Our goal is to transform the left side of the augmented matrix into an identity matrix by performing row operations. The first pivot element (top-left) is already 1. Now, we eliminate the elements below it in the first column.

Perform the row operations: $$R_2 \to R_2 - 3R_1$$ and $$R_3 \to R_3 - 2R_1$$

$$R_2 - 3R_1: \quad [3 - 3(1) \quad 1 - 3(-1) \quad 2 - 3(2) \quad | \quad 0 - 3(1) \quad 1 - 3(0) \quad 0 - 3(0)] = [0 \quad 4 \quad -4 \quad | \quad -3 \quad 1 \quad 0]$$

$$R_3 - 2R_1: \quad [2 - 2(1) \quad 3 - 2(-1) \quad -1 - 2(2) \quad | \quad 0 - 2(1) \quad 0 - 2(0) \quad 1 - 2(0)] = [0 \quad 5 \quad -5 \quad | \quad -2 \quad 0 \quad 1]$$

The augmented matrix becomes:

$$\left[\begin{array}{rrr|rrr} 1 & -1 & 2 & 1 & 0 & 0 \\ 0 & 4 & -4 & -3 & 1 & 0 \\ 0 & 5 & -5 & -2 & 0 & 1 \end{array}\right]$$

**step3 Make the leading element in the second row 1**

Next, we make the leading element in the second row (the pivot for the second column) equal to 1. This is achieved by dividing the second row by 4.

Perform the row operation: $$R_2 \to \frac{1}{4}R_2$$

$$\frac{1}{4}R_2: \quad [0 \quad \frac{4}{4} \quad \frac{-4}{4} \quad | \quad \frac{-3}{4} \quad \frac{1}{4} \quad \frac{0}{4}] = [0 \quad 1 \quad -1 \quad | \quad -\frac{3}{4} \quad \frac{1}{4} \quad 0]$$

The augmented matrix becomes:

$$\left[\begin{array}{rrr|rrr} 1 & -1 & 2 & 1 & 0 & 0 \\ 0 & 1 & -1 & -\frac{3}{4} & \frac{1}{4} & 0 \\ 0 & 5 & -5 & -2 & 0 & 1 \end{array}\right]$$

**step4 Eliminate other elements in the second column**

Now, we eliminate the other elements in the second column to make them zero, using the new pivot in the second row.

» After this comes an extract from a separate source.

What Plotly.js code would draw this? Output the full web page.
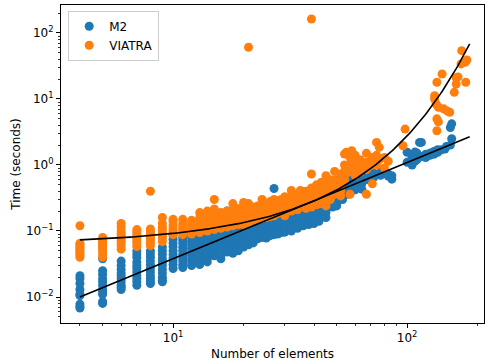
<!DOCTYPE html>
<html>
<head>
<meta charset="utf-8">
<script src="https://cdn.plot.ly/plotly-3.0.1.min.js"></script>
<style>
  html, body { margin: 0; padding: 0; background: #ffffff; }
  #chart { width: 485px; height: 364px; }
</style>
</head>
<body>
<div id="chart"></div>
<script>
// ---- Data ----
// M2: number of elements (x) and run times in seconds (one list per x value)
const m2X = [4,5,6,7,8,9,10,11,12,13,14,15,16,17,18,19,20,21,22,23,24,25,26,27,28,29,30,32,34,36,38,40,42,45,48,50,53,56,60,64,68,72,77,83,86,100,105,108,110,113,115,120,125,130,135,140,145,147,153,155];
const m2Y = [
  [0.021,0.019,0.016,0.013,0.011,0.0105,0.0078,0.0072,0.0068],
  [0.038,0.025,0.022,0.019,0.017,0.015,0.013,0.012,0.011,0.0085,0.008],
  [0.035,0.03,0.026,0.023,0.021,0.019,0.017,0.015,0.014,0.013],
  [0.05,0.045,0.04,0.034,0.03,0.027,0.024,0.021,0.019,0.017,0.015],
  [0.05,0.045,0.04,0.035,0.031,0.027,0.024,0.021,0.019,0.017,0.016],
  [0.057,0.05,0.044,0.038,0.034,0.03,0.026,0.023,0.02,0.018,0.017],
  [0.085,0.075,0.066,0.058,0.05,0.044,0.039,0.035,0.031,0.027],
  [0.08,0.072,0.064,0.056,0.05,0.044,0.039,0.035,0.031,0.028],
  [0.09,0.08,0.07,0.062,0.055,0.048,0.043,0.038,0.034,0.03],
  [0.095,0.084,0.074,0.065,0.057,0.05,0.045,0.04,0.035,0.031],
  [0.1,0.09,0.08,0.07,0.062,0.055,0.048,0.043,0.038,0.034],
  [0.11,0.097,0.086,0.076,0.067,0.06,0.053,0.047,0.042],
  [0.12,0.1,0.09,0.08,0.07,0.062,0.055,0.049,0.043,0.038],
  [0.2,0.14,0.12,0.1,0.09,0.08,0.07,0.062,0.055,0.048],
  [0.15,0.13,0.11,0.1,0.088,0.078,0.068,0.06,0.052,0.046],
  [0.16,0.14,0.12,0.105,0.092,0.082,0.072,0.063,0.055,0.05],
  [0.18,0.15,0.13,0.115,0.1,0.088,0.078,0.068,0.06,0.057],
  [0.2,0.17,0.14,0.12,0.1,0.09,0.08,0.07,0.062],
  [0.22,0.18,0.15,0.13,0.11,0.095,0.085,0.075,0.066],
  [0.2,0.17,0.15,0.13,0.11,0.1,0.088,0.076],
  [0.23,0.19,0.16,0.14,0.12,0.105,0.092,0.08],
  [0.22,0.19,0.16,0.14,0.12,0.1,0.09,0.078],
  [0.24,0.2,0.17,0.15,0.13,0.11,0.095,0.085],
  [0.44,0.25,0.21,0.18,0.15,0.13,0.115,0.1,0.088],
  [0.26,0.22,0.19,0.16,0.14,0.12,0.1,0.09],
  [0.27,0.23,0.2,0.17,0.15,0.13,0.11,0.095],
  [0.28,0.24,0.21,0.18,0.15,0.13,0.11,0.096],
  [0.3,0.26,0.22,0.19,0.16,0.14,0.12,0.1],
  [0.32,0.27,0.23,0.2,0.17,0.15,0.12,0.11],
  [0.34,0.29,0.25,0.21,0.18,0.16,0.13,0.12],
  [0.36,0.3,0.26,0.22,0.19,0.16,0.14,0.125],
  [0.39,0.33,0.28,0.24,0.2,0.17,0.15,0.13],
  [0.4,0.34,0.29,0.25,0.21,0.18,0.16,0.14],
  [0.5,0.42,0.36,0.3,0.26,0.22,0.19,0.16],
  [0.55,0.45,0.38,0.32,0.27,0.23],
  [0.58,0.48,0.39,0.33,0.3,0.26,0.24],
  [0.5,0.42,0.36,0.3],
  [0.6,0.5,0.43,0.36],
  [0.55,0.48,0.42],
  [0.65,0.52,0.43],
  [0.7,0.6],
  [0.75,0.65],
  [0.78,0.7],
  [0.73,0.68],
  [0.61,0.69],
  [1.56,1.1],
  [1.3,1.0],
  [1.57,1.15],
  [1.52,1.2],
  [2.2],
  [2.2,1.35],
  [1.3,1.45],
  [1.5,1.4],
  [1.6,1.45],
  [1.55,1.7],
  [1.7],
  [1.75],
  [1.9],
  [3.7,2.0],
  [4.2,2.5]
];

// VIATRA: number of elements (x) and run times in seconds
const viaX = [4,5,6,7,8,9,10,11,12,13,14,15,16,17,18,19,20,21,22,23,24,25,26,27,28,29,30,32,34,35,37,39,41,43,45,47,49,52,54,55,57,58,60,63,67,71,74,76,80,83,96,98,131,133,134,136,141,143,148,152,159,162,165,170,171,177,178,180];
const viaY = [
  [0.12,0.065,0.062,0.058,0.055,0.052,0.049,0.046,0.043,0.04],
  [0.08,0.075,0.07,0.066,0.062,0.058,0.054,0.05,0.045,0.04],
  [0.13,0.115,0.1,0.092,0.085,0.078,0.072,0.066,0.06,0.053],
  [0.105,0.097,0.09,0.083,0.077,0.07,0.064,0.058],
  [0.4,0.107,0.1,0.092,0.085,0.078,0.072,0.066,0.06],
  [0.16,0.13,0.115,0.105,0.097,0.09,0.083,0.076,0.069],
  [0.15,0.14,0.125,0.115,0.105,0.098,0.092,0.088],
  [0.15,0.13,0.12,0.11,0.1,0.095,0.088],
  [0.145,0.13,0.12,0.11,0.1,0.095,0.09],
  [0.19,0.16,0.14,0.13,0.12,0.11,0.1,0.095],
  [0.2,0.17,0.15,0.135,0.125,0.115,0.105,0.1],
  [0.3,0.215,0.18,0.16,0.14,0.13,0.12,0.11,0.105],
  [0.19,0.17,0.155,0.14,0.13,0.12,0.11],
  [0.2,0.18,0.16,0.145,0.135,0.125,0.115],
  [0.26,0.21,0.18,0.16,0.15,0.14,0.13,0.12],
  [0.22,0.19,0.17,0.155,0.145,0.135,0.125],
  [0.27,0.22,0.19,0.17,0.155,0.145,0.135,0.125],
  [60.7,0.26,0.22,0.19,0.17,0.16,0.15,0.14,0.13],
  [0.23,0.2,0.18,0.165,0.155,0.145],
  [0.24,0.21,0.19,0.17,0.16,0.15],
  [0.3,0.25,0.22,0.195,0.175,0.165,0.155],
  [0.26,0.23,0.2,0.18,0.17,0.16],
  [0.28,0.24,0.21,0.19,0.175,0.165],
  [0.3,0.25,0.22,0.2,0.18,0.17],
  [0.29,0.26,0.23,0.2,0.185],
  [0.3,0.27,0.24,0.21,0.19],
  [0.33,0.28,0.25,0.22,0.19,0.17],
  [0.41,0.33,0.29,0.25,0.22,0.2],
  [0.36,0.31,0.27,0.24,0.21],
  [0.41,0.34,0.3],
  [0.4,0.33,0.28,0.24,0.22],
  [163,0.73,0.45,0.36,0.3,0.26,0.23],
  [0.5,0.4,0.33,0.28,0.25],
  [0.55,0.44,0.36,0.3,0.26],
  [0.69,0.5,0.4,0.33,0.28,0.24],
  [0.6,0.48,0.38,0.3],
  [0.8,0.6,0.45,0.36],
  [0.73,0.6,0.48,0.4,0.34],
  [1.47,1.0,0.8,0.6],
  [1.56,0.97,0.75],
  [1.3,1.0,0.8,0.36],
  [1.65,1.2,0.9],
  [1.4,1.1,0.85,0.7],
  [1.2,0.95,0.78],
  [1.5,1.1,0.85,0.36],
  [1.3,1.0,0.52],
  [2.2,1.4,1.0],
  [1.85,1.2],
  [1.3,0.9],
  [1.14],
  [1.96],
  [3.5],
  [11.2,10],
  [8.4],
  [17.9,5,3.3],
  [7.5,4.5],
  [23.9],
  [7.1],
  [6.6],
  [6.3],
  [12.6],
  [21,16.9],
  [21.6],
  [34],
  [54],
  [36],
  [17.9],
  [39]
];

// Fitted curves (parameters)
const m2Fit = [0.01, 4, 1.458];     // y = a * (x / x0)^k  (straight line in log-log)
const viaFit = [0.063, 0.0378];     // y = a * exp(b * x)
const fitRange = [4, 185];

// ---- Build traces ----
function flatten(xs, ys) {
  const fx = [], fy = [];
  xs.forEach((x, i) => ys[i].forEach(v => { fx.push(x); fy.push(v); }));
  return [fx, fy];
}
const [m2Fx, m2Fy] = flatten(m2X, m2Y);
const [viaFx, viaFy] = flatten(viaX, viaY);

const fitXs = [];
for (let i = 0; i <= 200; i++) {
  fitXs.push(fitRange[0] * Math.pow(fitRange[1] / fitRange[0], i / 200));
}
const m2FitY = fitXs.map(x => m2Fit[0] * Math.pow(x / m2Fit[1], m2Fit[2]));
const viaFitY = fitXs.map(x => viaFit[0] * Math.exp(viaFit[1] * x));

const blue = '#1f77b4', orange = '#ff7f0e';
const traces = [
  { x: m2Fx, y: m2Fy, type: 'scatter', mode: 'markers', name: 'M2',
    marker: { color: blue, size: 9, line: { width: 0 } } },
  { x: viaFx, y: viaFy, type: 'scatter', mode: 'markers', name: 'VIATRA',
    marker: { color: orange, size: 9, line: { width: 0 } } },
  { x: fitXs, y: viaFitY, type: 'scatter', mode: 'lines', showlegend: false,
    line: { color: 'black', width: 1.6 } },
  { x: fitXs, y: m2FitY, type: 'scatter', mode: 'lines', showlegend: false,
    line: { color: 'black', width: 1.6 } }
];

const font = { family: 'DejaVu Sans, sans-serif', size: 12, color: 'black' };
const layout = {
  width: 485, height: 364,
  margin: { l: 61, r: 1, t: 5, b: 41 },
  paper_bgcolor: 'white', plot_bgcolor: 'white',
  font: font,
  showlegend: true,
  legend: {
    x: 0.017, y: 0.982, xanchor: 'left', yanchor: 'top',
    bgcolor: 'rgba(255,255,255,0.8)', bordercolor: '#cccccc', borderwidth: 1,
    font: font, itemwidth: 30, tracegroupgap: 0
  },
  xaxis: {
    type: 'log', range: [Math.log10(3.32), Math.log10(213)],
    showline: true, linecolor: 'black', linewidth: 1, mirror: true,
    showgrid: false, zeroline: false,
    ticks: 'outside', ticklen: 4, tickwidth: 1, tickcolor: 'black',
    tickmode: 'array', tickvals: [10, 100],
    ticktext: ['10<sup>1</sup>', '10<sup>2</sup>'],
    tickfont: font,
    minor: { ticks: 'outside', ticklen: 2, tickwidth: 0.8, tickcolor: 'black', dtick: 'D1', showgrid: false },
    title: { text: 'Number of elements', font: font, standoff: 5 }
  },
  yaxis: {
    type: 'log', range: [-2.394, 2.424],
    showline: true, linecolor: 'black', linewidth: 1, mirror: true,
    showgrid: false, zeroline: false,
    ticks: 'outside', ticklen: 4, tickwidth: 1, tickcolor: 'black',
    tickmode: 'array', tickvals: [0.01, 0.1, 1, 10, 100],
    ticktext: ['10<sup>\u22122</sup>', '10<sup>\u22121</sup>', '10<sup>0</sup>', '10<sup>1</sup>', '10<sup>2</sup>'],
    tickfont: font,
    minor: { ticks: 'outside', ticklen: 2, tickwidth: 0.8, tickcolor: 'black', dtick: 'D1', showgrid: false },
    title: { text: 'Time (seconds)', font: font, standoff: 2 }
  }
};

Plotly.newPlot('chart', traces, layout, { displayModeBar: false, staticPlot: true });
</script>
</body>
</html>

We perform operations to eliminate -1 in $$R_1$$ and 5 in $$R_3$$.

Perform the row operations: $$R_1 \to R_1 + R_2$$ and $$R_3 \to R_3 - 5R_2$$

$$R_1 + R_2: \quad [1+0 \quad -1+1 \quad 2+(-1) \quad | \quad 1+(-\frac{3}{4}) \quad 0+\frac{1}{4} \quad 0+0] = [1 \quad 0 \quad 1 \quad | \quad \frac{1}{4} \quad \frac{1}{4} \quad 0]$$

$$R_3 - 5R_2: \quad [0-5(0) \quad 5-5(1) \quad -5-5(-1) \quad | \quad -2-5(-\frac{3}{4}) \quad 0-5(\frac{1}{4}) \quad 1-5(0)]$$

$$= [0 \quad 0 \quad -5+5 \quad | \quad -2+\frac{15}{4} \quad -\frac{5}{4} \quad 1] = [0 \quad 0 \quad 0 \quad | \quad \frac{7}{4} \quad -\frac{5}{4} \quad 1]$$

The augmented matrix becomes:

$$\left[\begin{array}{rrr|rrr} 1 & 0 & 1 & \frac{1}{4} & \frac{1}{4} & 0 \\ 0 & 1 & -1 & -\frac{3}{4} & \frac{1}{4} & 0 \\ 0 & 0 & 0 & \frac{7}{4} & -\frac{5}{4} & 1 \end{array}\right]$$

**step5 Determine if the inverse exists**

After performing the row operations, we observe that the left side of the augmented matrix has a row of all zeros ($$[0 \quad 0 \quad 0]$$). This indicates that the original matrix is singular, meaning its determinant is zero. Therefore, the inverse of the given matrix does not exist.